BILLSTATUS fails to download
GoldenJoe opened this issue · 1 comments
docker run -t --rm -v /Users/GoldenJoe/Desktop/Congress2020:/congress unitedstates/congress govinfo --collections=BILLSTATUS --congress=116
Will produce failed downloads:
Downloading: https://www.govinfo.gov/sitemap/BILLSTATUS_sitemap_index.xml
Downloading: https://www.govinfo.gov/sitemap/BILLSTATUS_2019_sitemap.xml
Downloading: data/govinfo/BILLSTATUS/116s394/package.zip
Error downloading https://www.govinfo.gov/content/pkg/BILLSTATUS-116s394.zip:
Traceback (most recent call last):
File "/opt/theunitedstates.io/congress/tasks/utils.py", line 313, in download
scraper.urlretrieve(url, cache_path, **urlopen_kwargs)
File "/usr/local/lib/python2.7/dist-packages/scrapelib/__init__.py", line 346, in urlretrieve
result = self.request(method, url, data=body, **kwargs)
File "/usr/local/lib/python2.7/dist-packages/scrapelib/__init__.py", line 296, in request
raise HTTPError(resp)
HTTPError: 404 while retrieving https://www.govinfo.gov/wssearch/content/pkg/content/
Downloading: data/govinfo/BILLSTATUS/116s852/package.zip
Error downloading https://www.govinfo.gov/content/pkg/BILLSTATUS-116s852.zip:
Traceback (most recent call last):
File "/opt/theunitedstates.io/congress/tasks/utils.py", line 313, in download
scraper.urlretrieve(url, cache_path, **urlopen_kwargs)
File "/usr/local/lib/python2.7/dist-packages/scrapelib/__init__.py", line 346, in urlretrieve
result = self.request(method, url, data=body, **kwargs)
File "/usr/local/lib/python2.7/dist-packages/scrapelib/__init__.py", line 296, in request
raise HTTPError(resp)
HTTPError: 404 while retrieving https://www.govinfo.gov/wssearch/content/pkg/content/
And so on. Looks like bill status is no longer stored this way.
govinfo.py Line#336 is where the URL is generated. It will probably need to be updated, but I'm not sure as to what.

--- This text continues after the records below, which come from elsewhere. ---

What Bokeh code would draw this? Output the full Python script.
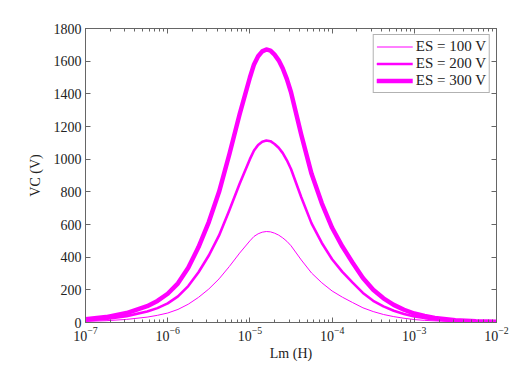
from bokeh.plotting import figure
from bokeh.models import LogAxis, LinearAxis, LogTicker, SingleIntervalTicker, Range1d
from bokeh.embed import file_html
from bokeh.resources import INLINE

# Data
log_lm = [-7, -6.75, -6.5, -6.25, -6.125, -6, -5.875, -5.75, -5.625, -5.5, -5.375, -5.25,
          -5.125, -5, -4.95, -4.9, -4.85, -4.8, -4.75, -4.7, -4.65, -4.6, -4.55, -4.5,
          -4.375, -4.25, -4.125, -4, -3.875, -3.75, -3.625, -3.5, -3.375, -3.25, -3.125,
          -3, -2.875, -2.75, -2.5, -2.25, -2]
lm = [10 ** v for v in log_lm]

vc_300 = [20, 33, 58, 100, 132, 176, 240, 335, 462, 615, 800, 1030,
          1275, 1500, 1580, 1630, 1660, 1672, 1665, 1640, 1605, 1555, 1490, 1410,
          1150, 910, 730, 580, 465, 366, 272, 200, 148, 108, 78,
          55, 40, 28, 14, 8, 5]
vc_200 = [13, 22, 39, 67, 88, 117, 160, 223, 308, 410, 533, 687,
          850, 1000, 1053, 1087, 1107, 1114, 1110, 1093, 1070, 1037, 993, 940,
          767, 607, 487, 387, 310, 244, 181, 133, 99, 72, 52,
          37, 27, 19, 10, 6, 4]
vc_100 = [7, 11, 19, 33, 44, 58, 80, 112, 154, 205, 267, 343,
          425, 500, 527, 543, 553, 557, 555, 547, 535, 518, 497, 470,
          383, 303, 243, 193, 155, 122, 90, 67, 49, 36, 26,
          18, 13, 10, 5, 3, 2]

labels = ["ES = 100 V", "ES = 200 V", "ES = 300 V"]
series = [vc_100, vc_200, vc_300]
widths = [1, 2.6, 4.5]

FONT = "Liberation Serif"
AXC = "#666666"

p = figure(width=512, height=377, x_axis_type="log",
           x_range=Range1d(1e-7, 1e-2), y_range=Range1d(0, 1800),
           output_backend="svg", toolbar_location=None,
           min_border_left=85, min_border_right=16, min_border_top=28, min_border_bottom=55)

for ys, lab, w in zip(series, labels, widths):
    p.line(lm, ys, line_color="#ff00ff", line_width=w, legend_label=lab,
           line_join="round", line_cap="round")

p.xgrid.visible = False
p.ygrid.visible = False
p.outline_line_color = AXC
p.background_fill_color = "white"
p.border_fill_color = "white"

def style(ax, labels_on=True):
    ax.axis_line_color = AXC
    ax.major_tick_line_color = AXC
    ax.minor_tick_line_color = AXC
    ax.major_tick_in = 5
    ax.major_tick_out = 0
    ax.minor_tick_in = 3
    ax.minor_tick_out = 0
    if labels_on:
        ax.major_label_text_font = FONT
        ax.major_label_text_font_size = "14px"
        ax.major_label_text_color = "#222222"
        ax.axis_label_text_font = FONT
        ax.axis_label_text_font_size = "14px"
        ax.axis_label_text_font_style = "normal"
        ax.axis_label_text_color = "#222222"
    else:
        ax.major_label_text_font_size = "1px"
        ax.major_label_text_alpha = 0
        ax.major_label_standoff = 0

p.xaxis.ticker = LogTicker(num_minor_ticks=10)
p.yaxis.ticker = SingleIntervalTicker(interval=200, num_minor_ticks=0)
p.xaxis.axis_label = "Lm (H)"
p.yaxis.axis_label = "VC (V)"
style(p.xaxis[0])
style(p.yaxis[0])
p.xaxis.major_label_standoff = 4
p.yaxis.major_label_standoff = 4
p.xaxis.axis_label_standoff = 2
p.yaxis.axis_label_standoff = 8

top = LogAxis(ticker=LogTicker(num_minor_ticks=10))
style(top, labels_on=False)
p.add_layout(top, "above")
right = LinearAxis(ticker=SingleIntervalTicker(interval=200, num_minor_ticks=0))
style(right, labels_on=False)
p.add_layout(right, "right")

lg = p.legend[0]
lg.location = "top_right"
lg.label_text_font = FONT
lg.label_text_font_size = "15px"
lg.label_text_color = "#222222"
lg.border_line_color = AXC
lg.background_fill_alpha = 1
lg.glyph_width = 36
lg.glyph_height = 17
lg.label_height = 17
lg.spacing = 0
lg.padding = 3
lg.margin = 6
lg.label_standoff = 3

open("out.html", "w").write(file_html(p, INLINE))
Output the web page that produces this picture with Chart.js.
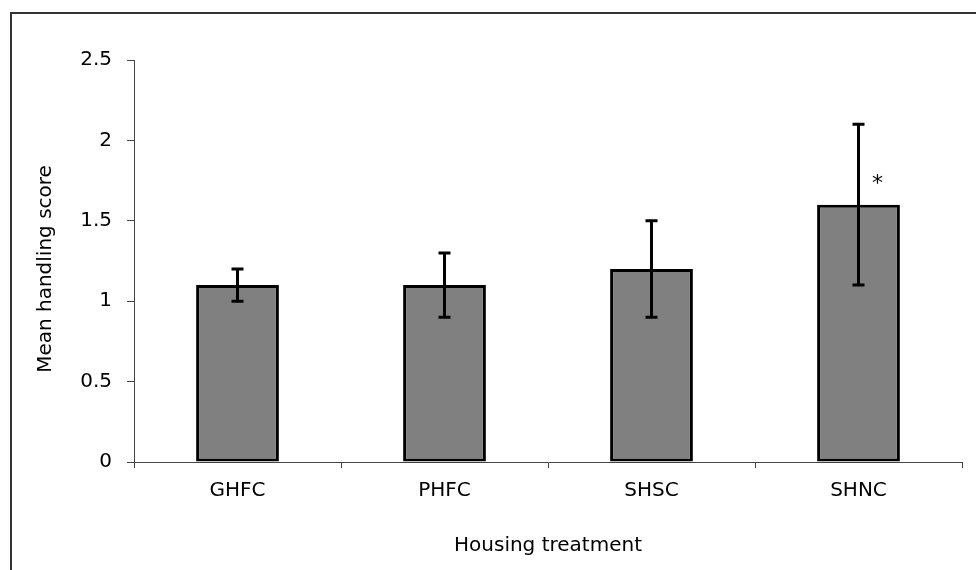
<!DOCTYPE html>
<html>
<head>
<meta charset="utf-8">
<script src="https://cdn.jsdelivr.net/npm/chart.js@4"></script>
<style>
    html, body { margin: 0; padding: 0; background: #fff; }
    #wrap { width: 976px; height: 570px; }
</style>
</head>
<body>
<div id="wrap"><canvas id="bar_chart"></canvas></div>
<script>
var categories = ["GHFC", "PHFC", "SHSC", "SHNC"];
var meanScores = [1.1, 1.1, 1.2, 1.6];
var errLow = [1.0, 0.9, 0.9, 1.1];
var errHigh = [1.2, 1.3, 1.5, 2.1];
var marks = ["", "", "", "*"];
var yTicks = [0, 0.5, 1, 1.5, 2, 2.5];
var yTitle = "Mean handling score";

var FONT = "'DejaVu Sans', Verdana, sans-serif";

// frame, y title, error bars and significance marks
var extras = {
    id: 'extras',
    beforeDraw: function (chart) {
        var ctx = chart.ctx;
        ctx.save();
        ctx.strokeStyle = '#333';
        ctx.lineWidth = 2;
        ctx.beginPath();
        ctx.moveTo(11, 570);
        ctx.lineTo(11, 13);
        ctx.lineTo(976, 13);
        ctx.stroke();
        // y title sits a little below the middle of the axis in the original
        var a = chart.chartArea;
        ctx.translate(46, (a.top + a.bottom) / 2 + 8);
        ctx.rotate(-Math.PI / 2);
        ctx.fillStyle = '#000';
        ctx.font = '20px ' + FONT;
        ctx.textAlign = 'center';
        ctx.textBaseline = 'middle';
        ctx.fillText(yTitle, 0, 0);
        ctx.restore();
    },
    afterDatasetsDraw: function (chart) {
        var ctx = chart.ctx;
        var xs = chart.scales.x, ys = chart.scales.y;
        ctx.save();
        ctx.strokeStyle = '#000';
        ctx.lineWidth = 3;
        for (var i = 0; i < categories.length; i++) {
            var x = xs.getPixelForValue(i);
            var lo = ys.getPixelForValue(errLow[i]);
            var hi = ys.getPixelForValue(errHigh[i]);
            ctx.beginPath();
            ctx.moveTo(x, lo); ctx.lineTo(x, hi);
            ctx.moveTo(x - 6, lo); ctx.lineTo(x + 6, lo);
            ctx.moveTo(x - 6, hi); ctx.lineTo(x + 6, hi);
            ctx.stroke();
            if (marks[i]) {
                ctx.fillStyle = '#000';
                ctx.font = '22px ' + FONT;
                ctx.textAlign = 'center';
                ctx.textBaseline = 'alphabetic';
                ctx.fillText(marks[i], x + 19, ys.getPixelForValue((meanScores[i] + errHigh[i]) / 2) + 25);
            }
        }
        ctx.restore();
    }
};

new Chart(document.getElementById("bar_chart").getContext("2d"), {
    type: 'bar',
    data: {
        labels: categories,
        datasets: [{
            label: yTitle,
            data: meanScores,
            backgroundColor: '#808080',
            borderColor: '#000',
            borderWidth: 3,
            borderSkipped: false,
            categoryPercentage: 1,
            barPercentage: 0.4
        }]
    },
    options: {
        responsive: true,
        maintainAspectRatio: false,
        animation: false,
        layout: { padding: { left: 0, top: 60, right: 14, bottom: 0 } },
        plugins: { legend: { display: false }, tooltip: { enabled: false } },
        scales: {
            x: {
                grid: { drawOnChartArea: false, drawTicks: true, tickLength: 6, color: '#444', offset: true },
                border: { color: '#444', width: 1 },
                ticks: { color: '#000', font: { family: FONT, size: 20 }, padding: 11 },
                title: { display: true, text: 'Housing treatment', color: '#000', font: { family: FONT, size: 20 }, padding: { top: 10, bottom: 12 } },
                afterFit: function (s) { s.height = 108; }
            },
            y: {
                min: 0,
                max: 2.5,
                afterBuildTicks: function (s) { s.ticks = yTicks.map(function (v) { return { value: v }; }); },
                grid: { drawOnChartArea: false, drawTicks: true, tickLength: 7, color: '#444' },
                border: { color: '#444', width: 1 },
                ticks: {
                    color: '#000', font: { family: FONT, size: 20 }, padding: 15,
                    callback: function (v) { return String(v); }
                },
                afterFit: function (s) { s.width = 134; }
            }
        }
    },
    plugins: [extras]
});
</script>
</body>
</html>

Poking around, I found this: https://www.govinfo.gov/content/pkg/HOB-2019.zip. Is this the correct information?
Had a typo. The command should be:
docker run -t --rm -v /Users/GoldenJoe/Desktop/Congress2020:/congress unitedstates/congress govinfo --**bulkdata**=BILLSTATUS --congress=116
Maybe it would be helpful to add a warning if an unexpected option is specified?